How much to use depends on length and density. A fine, chin-length bob might need a nickel-sized amount of cream or 6 to 8 sprays. Long, dense hair can take a quarter-sized portion or 12 to 16 sprays, worked in sections. Always comb through for even distribution. If a protectant leaves your hair sticky, either you used too much or it belongs as a finishing product rather than a primer.

Drying smarter in Houston humidity

Blowdrying is the biggest daily heat exposure for many people, yet it is also the easiest place to save your hair. Heat damage spikes when hot air hits soaking-wet hair without direction. The cuticle lifts, frizz multiplies, and you end up chasing smoothness with higher heat.

I coach clients to reshape their timing. Start with a microfiber towel or old cotton T-shirt to blot, not rub. Rubbing roughs the cuticle and creates tangles that snap under a brush. Next, air-dry or diffuse on low until the hair is about 70 to 80 percent dry. The last 20 to 30 percent is where you use the brush and nozzle with purpose, directing the cuticle flat from roots to ends. This saves minutes on the dryer and takes the heat burden off your ends.

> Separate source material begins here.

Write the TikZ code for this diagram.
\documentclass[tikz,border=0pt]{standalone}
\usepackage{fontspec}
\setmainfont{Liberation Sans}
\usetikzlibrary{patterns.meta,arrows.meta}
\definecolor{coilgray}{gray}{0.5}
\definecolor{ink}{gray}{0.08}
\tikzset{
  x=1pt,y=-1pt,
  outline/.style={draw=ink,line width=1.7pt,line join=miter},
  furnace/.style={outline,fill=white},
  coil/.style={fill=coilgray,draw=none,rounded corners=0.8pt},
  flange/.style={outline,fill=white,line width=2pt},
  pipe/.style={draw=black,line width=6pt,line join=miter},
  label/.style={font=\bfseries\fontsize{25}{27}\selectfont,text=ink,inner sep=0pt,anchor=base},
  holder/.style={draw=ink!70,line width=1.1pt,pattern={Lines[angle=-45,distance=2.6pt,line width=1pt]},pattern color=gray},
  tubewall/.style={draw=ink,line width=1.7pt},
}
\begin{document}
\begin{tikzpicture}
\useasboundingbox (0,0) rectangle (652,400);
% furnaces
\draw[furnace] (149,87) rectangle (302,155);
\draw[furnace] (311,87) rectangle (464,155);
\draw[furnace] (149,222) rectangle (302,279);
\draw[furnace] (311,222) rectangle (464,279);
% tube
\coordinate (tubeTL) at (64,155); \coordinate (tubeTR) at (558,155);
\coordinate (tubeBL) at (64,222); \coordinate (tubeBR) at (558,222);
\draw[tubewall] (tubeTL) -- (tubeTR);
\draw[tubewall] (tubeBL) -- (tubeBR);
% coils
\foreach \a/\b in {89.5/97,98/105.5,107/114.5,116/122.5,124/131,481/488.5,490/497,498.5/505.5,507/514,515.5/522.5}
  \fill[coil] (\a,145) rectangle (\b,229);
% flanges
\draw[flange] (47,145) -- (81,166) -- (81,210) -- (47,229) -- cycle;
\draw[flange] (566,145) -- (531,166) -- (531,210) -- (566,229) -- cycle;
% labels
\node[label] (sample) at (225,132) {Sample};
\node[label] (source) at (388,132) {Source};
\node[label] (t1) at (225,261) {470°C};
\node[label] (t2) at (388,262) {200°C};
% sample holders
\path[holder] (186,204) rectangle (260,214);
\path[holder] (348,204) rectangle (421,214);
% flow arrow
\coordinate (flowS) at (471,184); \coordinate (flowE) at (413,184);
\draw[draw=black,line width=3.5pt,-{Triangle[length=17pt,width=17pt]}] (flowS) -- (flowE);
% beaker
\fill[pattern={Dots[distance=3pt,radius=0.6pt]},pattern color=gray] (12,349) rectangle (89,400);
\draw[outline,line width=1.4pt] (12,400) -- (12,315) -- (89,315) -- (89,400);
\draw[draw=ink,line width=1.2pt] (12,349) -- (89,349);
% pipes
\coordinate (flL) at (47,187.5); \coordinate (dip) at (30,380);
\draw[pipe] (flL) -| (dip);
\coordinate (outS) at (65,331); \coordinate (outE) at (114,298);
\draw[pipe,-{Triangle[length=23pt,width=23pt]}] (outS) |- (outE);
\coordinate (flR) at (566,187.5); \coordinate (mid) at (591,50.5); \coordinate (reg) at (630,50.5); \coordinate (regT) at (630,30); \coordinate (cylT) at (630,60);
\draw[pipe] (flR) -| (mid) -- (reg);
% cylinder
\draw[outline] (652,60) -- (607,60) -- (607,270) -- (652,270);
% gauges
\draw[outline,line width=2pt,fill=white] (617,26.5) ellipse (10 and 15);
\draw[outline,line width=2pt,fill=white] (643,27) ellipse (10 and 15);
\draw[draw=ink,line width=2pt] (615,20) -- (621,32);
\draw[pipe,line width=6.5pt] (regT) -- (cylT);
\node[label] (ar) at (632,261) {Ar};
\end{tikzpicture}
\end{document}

Nozzle distance matters. Keep the concentrator at least half an inch from the hair and in motion. If you feel the hot air on your scalp to the point of discomfort, you are too close. On high humidity days, a final cool shot helps set the shape before stepping outside. I know the cool button feels like a gimmick, but it works by resetting those heat-softened bonds so they hold against the damp air.

Round brush sizing changes results more than most people realize. If your brush is too small, you must pull harder, which strains the cuticle. For shoulder-length hair, a 1.75 to 2.25 inch barrel builds smoothness and volume with less tension. Short hair benefits from smaller barrels to create bend without scorching ends repeatedly.

Flat irons and curling irons: friendly, if you negotiate well

A flat iron is not evil. It just demands respect. The first rule is never iron damp hair unless your tool is explicitly designed for wet-to-dry styling, and even then, I rarely recommend it for home use. Water + high heat can create bubble hair, a type of internal damage that leaves little white dots at the ends.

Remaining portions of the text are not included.